[start DATA BLOCK]
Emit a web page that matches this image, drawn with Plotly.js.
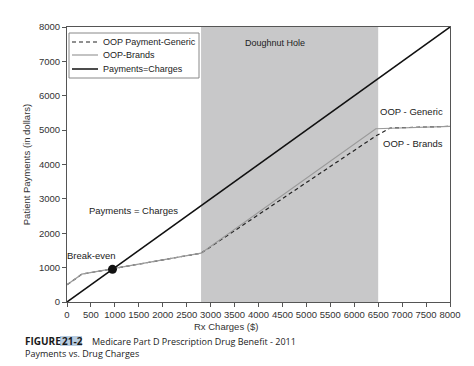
<!DOCTYPE html>
<html>
<head>
<meta charset="utf-8">
<script src="https://cdn.plot.ly/plotly-3.0.1.min.js"></script>
<style>html,body{margin:0;padding:0;background:#fff;}#chart{width:474px;height:366px;}</style>
</head>
<body>
<div id="chart"></div>
<script>
// Data
const chargesX = [0, 8000];
const paymentsY = [0, 8000];
const genericX = [0, 310, 2800, 6450, 6750, 8000];
const genericY = [500, 810, 1420, 4830, 5060, 5110];
const brandsX = [0, 310, 2800, 6450, 8000];
const brandsY = [500, 810, 1420, 5040, 5110];
const breakEvenX = [950];
const breakEvenY = [950];
const holeStart = 2800;
const holeEnd = 6500;
const xTicks = [0,500,1000,1500,2000,2500,3000,3500,4000,4500,5000,5500,6000,6500,7000,7500,8000];
const yTicks = [0,1000,2000,3000,4000,5000,6000,7000,8000];
const seriesNames = ['OOP Payment-Generic', 'OOP-Brands', 'Payments=Charges'];

const FONT = "'Liberation Sans', Arial, sans-serif";
const CAP = "'Open Sans', 'Noto Sans', sans-serif";

const genericLine = {color: '#222', width: 1.2, dash: '4px,3px'};
const brandsLine = {color: '#9a9a9a', width: 1.2};
const chargesLine = {color: '#111', width: 1.5};

const traces = [
  {x: genericX, y: genericY, mode: 'lines', name: seriesNames[0], line: genericLine},
  {x: brandsX, y: brandsY, mode: 'lines', name: seriesNames[1], line: brandsLine},
  {x: chargesX, y: paymentsY, mode: 'lines', name: seriesNames[2], line: chargesLine},
  {x: breakEvenX, y: breakEvenY, mode: 'markers', name: 'Break-even',
   marker: {color: '#111', size: 9}}
];

// pixel -> paper helpers (plot area: x 67..450, y 27..302)
const px = v => (v - 67) / 383;
const py = v => (302 - v) / 275;

const legendRows = [42, 55, 69];
const legendLines = [genericLine, brandsLine, chargesLine];

const shapes = [
  {type: 'rect', xref: 'x', yref: 'paper', x0: holeStart, x1: holeEnd, y0: 0, y1: 1,
   fillcolor: '#c8c8c9', line: {width: 0}, layer: 'below'},
  // highlight behind "21-2"
  {type: 'rect', xref: 'paper', yref: 'paper', x0: px(60), x1: px(82), y0: py(346), y1: py(336),
   fillcolor: '#b9cde1', line: {width: 0}, layer: 'below'},
  // legend box
  {type: 'rect', xref: 'paper', yref: 'paper', x0: px(69), x1: px(199), y0: py(78), y1: py(33),
   fillcolor: '#fff', line: {color: '#888', width: 1}, layer: 'above'}
];
const annotations = [];
legendRows.forEach((r, i) => {
  shapes.push({type: 'line', xref: 'paper', yref: 'paper', x0: px(72), x1: px(98), y0: py(r), y1: py(r),
    line: legendLines[i], layer: 'above'});
  annotations.push({x: px(102), y: py(r), xref: 'paper', yref: 'paper', xanchor: 'left', yanchor: 'middle',
    text: seriesNames[i], showarrow: false, borderpad: 0, font: {family: FONT, size: 9, color: '#222'}});
});

annotations.push(
  {x: 4350, y: 7540, xref: 'x', yref: 'y', text: 'Doughnut Hole', showarrow: false,
   font: {family: FONT, size: 9, color: '#222'}},
  {x: 7190, y: 5530, xref: 'x', yref: 'y', text: 'OOP - Generic', showarrow: false,
   font: {family: FONT, size: 9.5, color: '#222'}},
  {x: 7230, y: 4620, xref: 'x', yref: 'y', text: 'OOP - Brands', showarrow: false,
   font: {family: FONT, size: 9.5, color: '#222'}},
  {x: 1380, y: 2650, xref: 'x', yref: 'y', text: 'Payments = Charges', showarrow: false,
   font: {family: FONT, size: 9.5, color: '#222'}},
  {x: 520, y: 1340, xref: 'x', yref: 'y', text: 'Break-even', showarrow: false,
   font: {family: FONT, size: 9.5, color: '#222'}},
  {x: px(226), y: py(326), xref: 'paper', yref: 'paper', xanchor: 'center', yanchor: 'middle',
   text: 'Rx Charges ($)', showarrow: false, font: {family: FONT, size: 9.5, color: '#333'}},
  {x: px(23.5), y: py(341), xref: 'paper', yref: 'paper', xanchor: 'left', yanchor: 'middle', borderpad: 0,
   text: '<b>FIGURE</b>', showarrow: false, font: {family: CAP, size: 10, color: '#1a1a1a'}},
  {x: px(61), y: py(341), xref: 'paper', yref: 'paper', xanchor: 'left', yanchor: 'middle', borderpad: 0,
   text: '<b>21-2</b>', showarrow: false, font: {family: CAP, size: 10, color: '#1a1a1a'}},
  {x: px(91), y: py(341), xref: 'paper', yref: 'paper', xanchor: 'left', yanchor: 'middle', borderpad: 0,
   text: 'Medicare Part D Prescription Drug Benefit - 2011', showarrow: false,
   font: {family: CAP, size: 9, color: '#222'}},
  {x: px(24), y: py(353.5), xref: 'paper', yref: 'paper', xanchor: 'left', yanchor: 'middle', borderpad: 0,
   text: 'Payments vs. Drug Charges', showarrow: false,
   font: {family: CAP, size: 9, color: '#222'}}
);

const layout = {
  width: 474, height: 366,
  margin: {l: 67, r: 24, t: 27, b: 64},
  paper_bgcolor: '#fff', plot_bgcolor: '#fff',
  font: {family: FONT, size: 9, color: '#333'},
  showlegend: false,
  xaxis: {range: [0, 8000], tickvals: xTicks, ticktext: xTicks.map(String),
    showgrid: false, zeroline: false, showline: true, linecolor: '#555', linewidth: 1,
    mirror: true, ticks: 'outside', ticklen: 4, tickcolor: '#555',
    tickfont: {family: FONT, size: 9.5, color: '#333'}},
  yaxis: {range: [0, 8000], tickvals: yTicks, ticktext: yTicks.map(String),
    showgrid: false, zeroline: false, showline: true, linecolor: '#555', linewidth: 1,
    mirror: true, ticks: 'outside', ticklen: 4, tickcolor: '#555',
    tickfont: {family: FONT, size: 9.5, color: '#333'},
    title: {text: 'Patient Payments (in dollars)', font: {family: FONT, size: 9.5, color: '#333'}, standoff: 6}},
  shapes: shapes,
  annotations: annotations
};

Plotly.newPlot('chart', traces, layout, {displayModeBar: false, staticPlot: true});
</script>
</body>
</html>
[end DATA BLOCK]
TASK STATEMENT:
Write out, word for word, the lines from the start of the data through the one holding "const seriesNames = ['OOP". Omit pictures.

REPLY:
Emit a web page that matches this image, drawn with Plotly.js.
<!DOCTYPE html>
<html>
<head>
<meta charset="utf-8">
<script src="https://cdn.plot.ly/plotly-3.0.1.min.js"></script>
<style>html,body{margin:0;padding:0;background:#fff;}#chart{width:474px;height:366px;}</style>
</head>
<body>
<div id="chart"></div>
<script>
// Data
const chargesX = [0, 8000];
const paymentsY = [0, 8000];
const genericX = [0, 310, 2800, 6450, 6750, 8000];
const genericY = [500, 810, 1420, 4830, 5060, 5110];
const brandsX = [0, 310, 2800, 6450, 8000];
const brandsY = [500, 810, 1420, 5040, 5110];
const breakEvenX = [950];
const breakEvenY = [950];
const holeStart = 2800;
const holeEnd = 6500;
const xTicks = [0,500,1000,1500,2000,2500,3000,3500,4000,4500,5000,5500,6000,6500,7000,7500,8000];
const yTicks = [0,1000,2000,3000,4000,5000,6000,7000,8000];
const seriesNames = ['OOP Payment-Generic', 'OOP-Brands', 'Payments=Charges'];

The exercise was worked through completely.